Nicolas Party, Houses (2015). Image courtesy Phillips.

At the post-sale press conference, Phillips global chairman Cheyenne Westphal said the main story of the night was “a British one,” noting the results for Brown, Hockney, and Hurvin Anderson, whose Untitled (Handsworth Park) (1998) sold to one of her clients over the phone for £1.3 million ($1.7 million).

Asked about the withdrawn lots, Westphal chalked it up to diminished interest.

“There were certain works we felt we just couldn’t get the market to focus on in a way that would lead to a successful sale,” she said. “In those cases, we advised [clients] to withdraw the works.”

Brooks also fielded a question from a reporter as to whether Phillips was keeping its eye on lists of Russians whose assets might be frozen.
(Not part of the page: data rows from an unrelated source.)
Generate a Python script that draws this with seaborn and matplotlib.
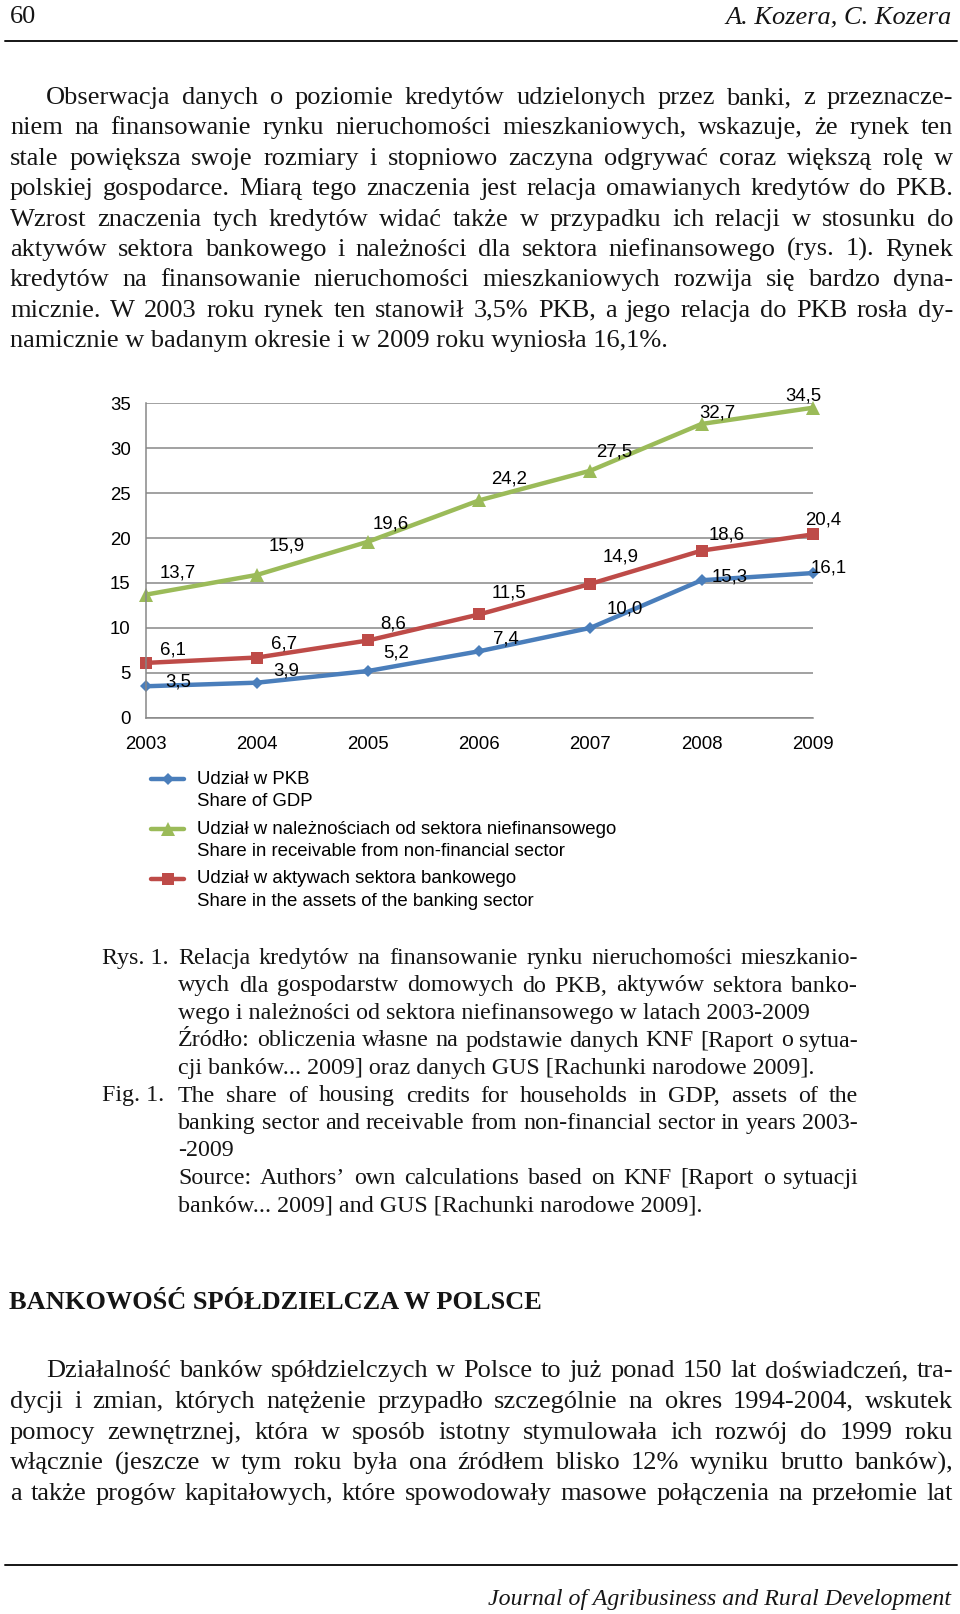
import matplotlib
matplotlib.use('Agg')
import matplotlib.pyplot as plt
import seaborn as sns
import pandas as pd

# --- data ---
years = [2003, 2004, 2005, 2006, 2007, 2008, 2009]
share_gdp = [3.5, 3.9, 5.2, 7.4, 10.0, 15.3, 16.1]
share_nonfin = [13.7, 15.9, 19.6, 24.2, 27.5, 32.7, 34.5]
share_bank = [6.1, 6.7, 8.6, 11.5, 14.9, 18.6, 20.4]
series_keys = ['gdp', 'nonfin', 'bank']
legend_pl = ['Udział w PKB',
             'Udział w należnościach od sektora niefinansowego',
             'Udział w aktywach sektora bankowego']
legend_en = ['Share of GDP',
             'Share in receivable from non-financial sector',
             'Share in the assets of the banking sector']
y_ticks = [0, 5, 10, 15, 20, 25, 30, 35]

# --- styles ---
colors = {'gdp': '#4a7ebb', 'nonfin': '#9bbb59', 'bank': '#be4b48'}
markers = {'gdp': 'D', 'nonfin': '^', 'bank': 's'}
msizes = {'gdp': 6.5, 'nonfin': 10, 'bank': 8.5}
# data label offsets (pixels, right / up) per point
label_off = {
    'gdp': [(32, 4), (29, 12), (28, 18), (27, 12), (34, 19), (28, 3), (16, 5)],
    'nonfin': [(32, 22), (30, 29), (23, 18), (30, 21), (24, 19), (16, 11), (-9, 12)],
    'bank': [(27, 13), (27, 14), (25, 16), (30, 21), (30, 27), (25, 16), (11, 14)],
}

W, H = 960, 1614
sns.set_theme(style='white')
plt.rcParams['font.family'] = ['Liberation Sans', 'DejaVu Sans']
serif = ['Liberation Serif', 'DejaVu Serif']
INK = '#151515'
CHART_FS = 13.4

fig = plt.figure(figsize=(W / 100, H / 100), dpi=100)
fig.patch.set_facecolor('white')

# page layer in pixel coordinates
page = fig.add_axes([0, 0, 1, 1])
page.set_xlim(0, W)
page.set_ylim(H, 0)
page.axis('off')
page.patch.set_alpha(0)

renderer = fig.canvas.get_renderer()


def put_line(text, x0, x1, y, justify=True, **kw):
    words = text.split()
    if not justify or len(words) < 2:
        page.text(x0, y, text, ha='left', va='baseline', **kw)
        return
    arts = [page.text(0, y, w, ha='left', va='baseline', **kw) for w in words]
    widths = [a.get_window_extent(renderer).width for a in arts]
    gap = (x1 - x0 - sum(widths)) / (len(words) - 1)
    x = x0
    for a, w in zip(arts, widths):
        a.set_x(x)
        x += w + gap


body = dict(family=serif, fontsize=19, color=INK)

# header
page.text(10, 23, '60', ha='left', va='baseline', **body)
page.text(952, 23, 'A. Kozera, C. Kozera', ha='right', va='baseline', style='italic', **body)
page.plot([5, 957], [41, 41], color=INK, lw=1.4)

para1 = [
    ('Obserwacja danych o poziomie kredytów udzielonych przez banki, z przeznacze-', True),
    ('niem na finansowanie rynku nieruchomości mieszkaniowych, wskazuje, że rynek ten', True),
    ('stale powiększa swoje rozmiary i stopniowo zaczyna odgrywać coraz większą rolę w', True),
    ('polskiej gospodarce. Miarą tego znaczenia jest relacja omawianych kredytów do PKB.', True),
    ('Wzrost znaczenia tych kredytów widać także w przypadku ich relacji w stosunku do', True),
    ('aktywów sektora bankowego i należności dla sektora niefinansowego (rys. 1). Rynek', True),
    ('kredytów na finansowanie nieruchomości mieszkaniowych rozwija się bardzo dyna-', True),
    ('micznie. W 2003 roku rynek ten stanowił 3,5% PKB, a jego relacja do PKB rosła dy-', True),
    ('namicznie w badanym okresie i w 2009 roku wyniosła 16,1%.', False),
]
for i, (txt, just) in enumerate(para1):
    put_line(txt, 46 if i == 0 else 10, 953, 104 + 30.4 * i, just, **body)

# --- chart ---
ax = fig.add_axes([146 / W, 1 - 717.7 / H, (812.6 - 146) / W, (717.7 - 403.3) / H])
df = pd.DataFrame({
    'year': years * 3,
    'value': share_gdp + share_nonfin + share_bank,
    'series': [k for k in series_keys for _ in years],
})
sns.lineplot(data=df, x='year', y='value', hue='series', style='series',
             palette=colors, markers=markers, dashes=False, legend=False,
             lw=3.2, markeredgewidth=0, clip_on=False, ax=ax)
for line, k in zip(ax.lines, series_keys):
    line.set_markersize(msizes[k])

values = {'gdp': share_gdp, 'nonfin': share_nonfin, 'bank': share_bank}
for k in series_keys:
    for yr, v, (dx, dy) in zip(years, values[k], label_off[k]):
        ax.annotate(f'{v:.1f}'.replace('.', ','), (yr, v), xytext=(dx, dy),
                    textcoords='offset pixels', ha='center', va='center',
                    fontsize=CHART_FS, color='black')

ax.set_xlim(2003, 2009)
ax.set_ylim(0, 35)
ax.set_xticks(years)
ax.set_yticks(y_ticks)
ax.set_xlabel('')
ax.set_ylabel('')
ax.yaxis.grid(True, color='#878787', lw=1.1)
ax.set_axisbelow(True)
for s in ['top', 'right']:
    ax.spines[s].set_visible(False)
for s in ['left', 'bottom']:
    ax.spines[s].set_color('#878787')
    ax.spines[s].set_linewidth(1.1)
ax.tick_params(axis='both', direction='out', length=4, width=1.1, color='#878787',
               labelsize=CHART_FS, labelcolor='black')
ax.tick_params(axis='y', pad=7)
ax.tick_params(axis='x', pad=9)
ax.patch.set_alpha(0)

# legend (two-line entries)
leg_y = [779, 829, 878.5]
for k, pl, en, y in zip(series_keys, legend_pl, legend_en, leg_y):
    page.plot([151, 167.5, 184], [y, y, y], color=colors[k], lw=3.2,
              marker=markers[k], markevery=[1], markersize=msizes[k], markeredgewidth=0)
    page.text(197, y, pl, ha='left', va='center', fontsize=CHART_FS, color='black')
    page.text(197, y + 22.5, en, ha='left', va='center', fontsize=CHART_FS, color='black')

# caption
cap = dict(family=serif, fontsize=17.3, color=INK)
caption = [
    ('Rys. 1.', 'Relacja kredytów na finansowanie rynku nieruchomości mieszkanio-', True),
    ('', 'wych dla gospodarstw domowych do PKB, aktywów sektora banko-', True),
    ('', 'wego i należności od sektora niefinansowego w latach 2003-2009', False),
    ('', 'Źródło: obliczenia własne na podstawie danych KNF [Raport o sytua-', True),
    ('', 'cji banków... 2009] oraz danych GUS [Rachunki narodowe 2009].', False),
    ('Fig. 1.', 'The share of housing credits for households in GDP, assets of the', True),
    ('', 'banking sector and receivable from non-financial sector in years 2003-', True),
    ('', '-2009', False),
    ('', 'Source: Authors’ own calculations based on KNF [Raport o sytuacji', True),
    ('', 'banków... 2009] and GUS [Rachunki narodowe 2009].', False),
]
for i, (tag, txt, just) in enumerate(caption):
    y = 964 + 27.5 * i
    if tag:
        page.text(102, y, tag, ha='left', va='baseline', **cap)
    put_line(txt, 178, 858, y, just, **cap)

# section heading
page.text(9, 1309, 'BANKOWOŚĆ SPÓŁDZIELCZA W POLSCE', ha='left', va='baseline',
          weight='bold', **body)

para2 = [
    'Działalność banków spółdzielczych w Polsce to już ponad 150 lat doświadczeń, tra-',
    'dycji i zmian, których natężenie przypadło szczególnie na okres 1994-2004, wskutek',
    'pomocy zewnętrznej, która w sposób istotny stymulowała ich rozwój do 1999 roku',
    'włącznie (jeszcze w tym roku była ona źródłem blisko 12% wyniku brutto banków),',
    'a także progów kapitałowych, które spowodowały masowe połączenia na przełomie lat',
]
for i, txt in enumerate(para2):
    put_line(txt, 46 if i == 0 else 10, 953, 1377 + 30.8 * i, True, **body)

# footer
page.plot([5, 957], [1565, 1565], color=INK, lw=1.4)
page.text(951, 1605, 'Journal of Agribusiness and Rural Development', ha='right',
          va='baseline', style='italic', family=serif, fontsize=17.2, color=INK)

fig.savefig('out.png', dpi=100, facecolor='white')
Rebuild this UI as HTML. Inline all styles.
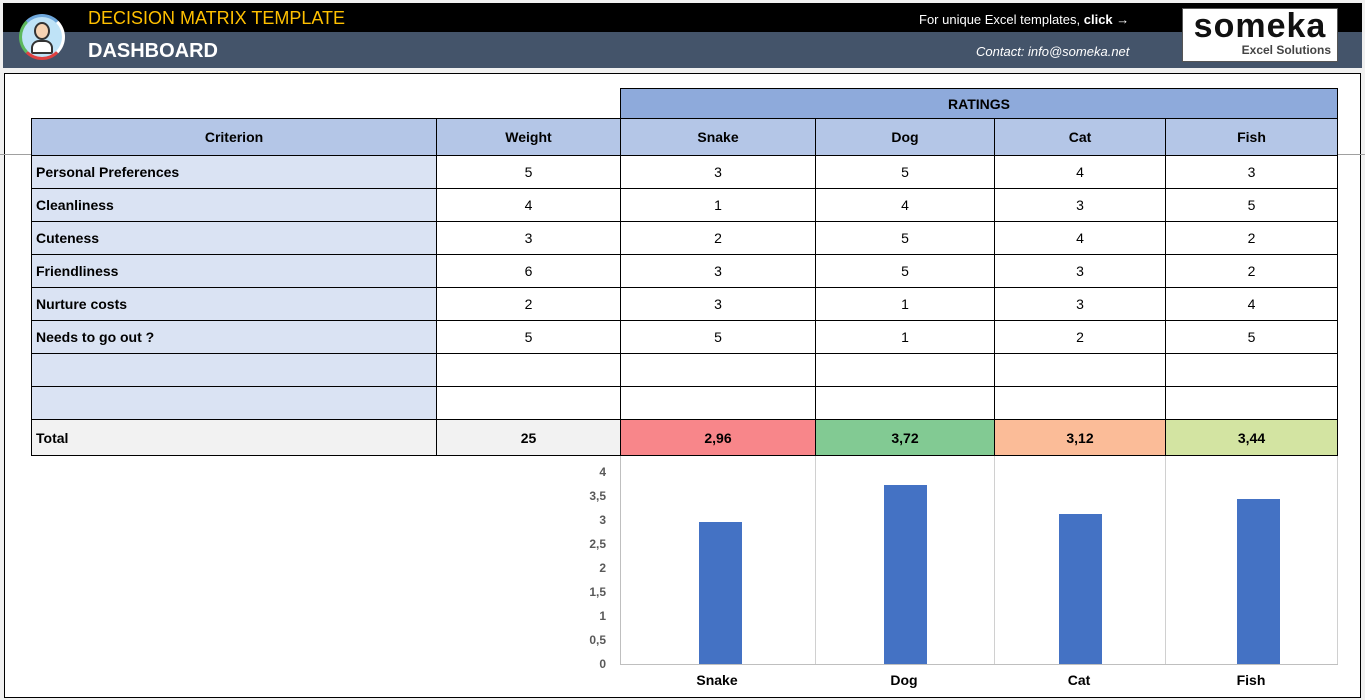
<!DOCTYPE html>
<html><head><meta charset="utf-8"><style>
*{margin:0;padding:0;box-sizing:border-box}
body{width:1365px;height:700px;background:#f0f0f0;position:relative;overflow:hidden;font-family:"Liberation Sans",sans-serif}
.a{position:absolute}
.c{position:absolute;display:flex;align-items:center;justify-content:center;font-size:14px;color:#000;border:1px solid #000}
.l{justify-content:flex-start;padding-left:4px;font-weight:bold;background:#dae3f3}
.b{font-weight:bold}
.yl{position:absolute;right:759px;font-size:12px;color:#595959;font-weight:bold;text-align:right}
</style></head><body>
<div class="a" style="left:3px;top:3px;width:1359px;height:29px;background:#000"></div>
<div class="a" style="left:3px;top:32px;width:1359px;height:36px;background:#44546a"></div>
<div class="a" style="left:19px;top:14px;width:46px;height:46px;border-radius:50%;border:3px solid;border-color:#6fa8dc #fff #e04040 #5cb85c;background:#bfe3f7"></div>
<div class="a" style="left:34px;top:22px;width:16px;height:18px;border-radius:50%;background:#f6d3b3;border:2px solid #333"></div>
<div class="a" style="left:31px;top:40px;width:22px;height:14px;border-radius:8px 8px 2px 2px;background:#fff;border:2px solid #333"></div>
<div class="a" style="left:88px;top:8px;font-size:18px;color:#ffc000">DECISION MATRIX TEMPLATE</div>
<div class="a" style="left:88px;top:40px;font-size:20px;color:#fff;font-weight:bold">DASHBOARD</div>
<div class="a" style="left:919px;top:12px;font-size:13px;color:#fff">For unique Excel templates, <b>click →</b></div>
<div class="a" style="left:976px;top:44px;font-size:13px;color:#fff;font-style:italic">Contact: info@someka.net</div>
<div class="a" style="left:1182px;top:8px;width:156px;height:54px;background:#fff;border:1px solid #555;text-align:center">
<div style="font-size:34px;line-height:34px;font-weight:bold;color:#111;letter-spacing:1px">someka</div>
<div style="font-size:12px;font-weight:bold;color:#444;text-align:right;padding-right:6px">Excel Solutions</div></div>
<div class="a" style="left:4px;top:73px;width:1357px;height:625px;background:#fff;border:1px solid #000"></div>
<div class="a" style="left:0;top:154px;width:1365px;height:1px;background:#a0a0a0"></div>

<div class="c b" style="left:620px;top:88px;width:718px;height:31px;background:#8eaadb">RATINGS</div>
<div class="c b" style="left:31px;top:118px;width:406px;height:38px;background:#b4c6e7">Criterion</div>
<div class="c b" style="left:436px;top:118px;width:185px;height:38px;background:#b4c6e7">Weight</div>
<div class="c b" style="left:620px;top:118px;width:196px;height:38px;background:#b4c6e7">Snake</div>
<div class="c b" style="left:815px;top:118px;width:180px;height:38px;background:#b4c6e7">Dog</div>
<div class="c b" style="left:994px;top:118px;width:172px;height:38px;background:#b4c6e7">Cat</div>
<div class="c b" style="left:1165px;top:118px;width:173px;height:38px;background:#b4c6e7">Fish</div>

<div id="rows"></div>
<script>
var d=[["Personal Preferences",5,3,5,4,3],["Cleanliness",4,1,4,3,5],["Cuteness",3,2,5,4,2],["Friendliness",6,3,5,3,2],["Nurture costs",2,3,1,3,4],["Needs to go out ?",5,5,1,2,5],["","","","","",""],["","","","","",""]];
var xs=[31,436,620,815,994,1165,1337],h="";
d.forEach(function(r,i){var y=155+i*33;for(var j=0;j<6;j++){h+='<div class="c'+(j==0?' l':'')+'" style="left:'+xs[j]+'px;top:'+y+'px;width:'+(xs[j+1]-xs[j]+1)+'px;height:34px">'+r[j]+'</div>';}});
var t=["Total","25","2,96","3,72","3,12","3,44"],bg=["#f2f2f2","#f2f2f2","#f8868a","#82ca93","#fbbc98","#d3e4a2"];
for(var j=0;j<6;j++){h+='<div class="c b" style="left:'+xs[j]+'px;top:419px;width:'+(xs[j+1]-xs[j]+1)+'px;height:37px;background:'+bg[j]+';'+(j==0?'justify-content:flex-start;padding-left:4px':'')+'">'+t[j]+'</div>';}
h+='<div class="a" style="left:620px;top:456px;width:1px;height:209px;background:#bfbfbf"></div>';
[815,994,1165,1337].forEach(function(x){h+='<div class="a" style="left:'+x+'px;top:456px;width:1px;height:209px;background:#d0d0d0"></div>';});
h+='<div class="a" style="left:620px;top:664px;width:718px;height:1px;background:#bfbfbf"></div>';
var yl=["0","0,5","1","1,5","2","2,5","3","3,5","4"];
yl.forEach(function(s,i){h+='<div class="yl" style="top:'+(657-i*24)+'px">'+s+'</div>';});
var bars=[[699,2.96,"Snake",717],[884,3.72,"Dog",904],[1059,3.12,"Cat",1079],[1237,3.44,"Fish",1251]];
bars.forEach(function(b){var hh=Math.round(b[1]*48);h+='<div class="a" style="left:'+b[0]+'px;top:'+(664-hh)+'px;width:43px;height:'+hh+'px;background:#4472c4"></div>';
h+='<div class="a b" style="left:'+(b[3]-50)+'px;width:100px;text-align:center;top:672px;font-size:14px">'+b[2]+'</div>';});
document.getElementById("rows").innerHTML=h;
</script>
</body></html>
“We don’t transact with any individuals who are subject to sanctions,” he said, adding that the auction house had an “extensive compliance process” in place.

The reporter also asked if the auction house got any requests from consignors that their works not sell to Russian buyers out of fears they wouldn’t be able to pay.

“No,” Brooks answered. “I didn’t receive any of those.”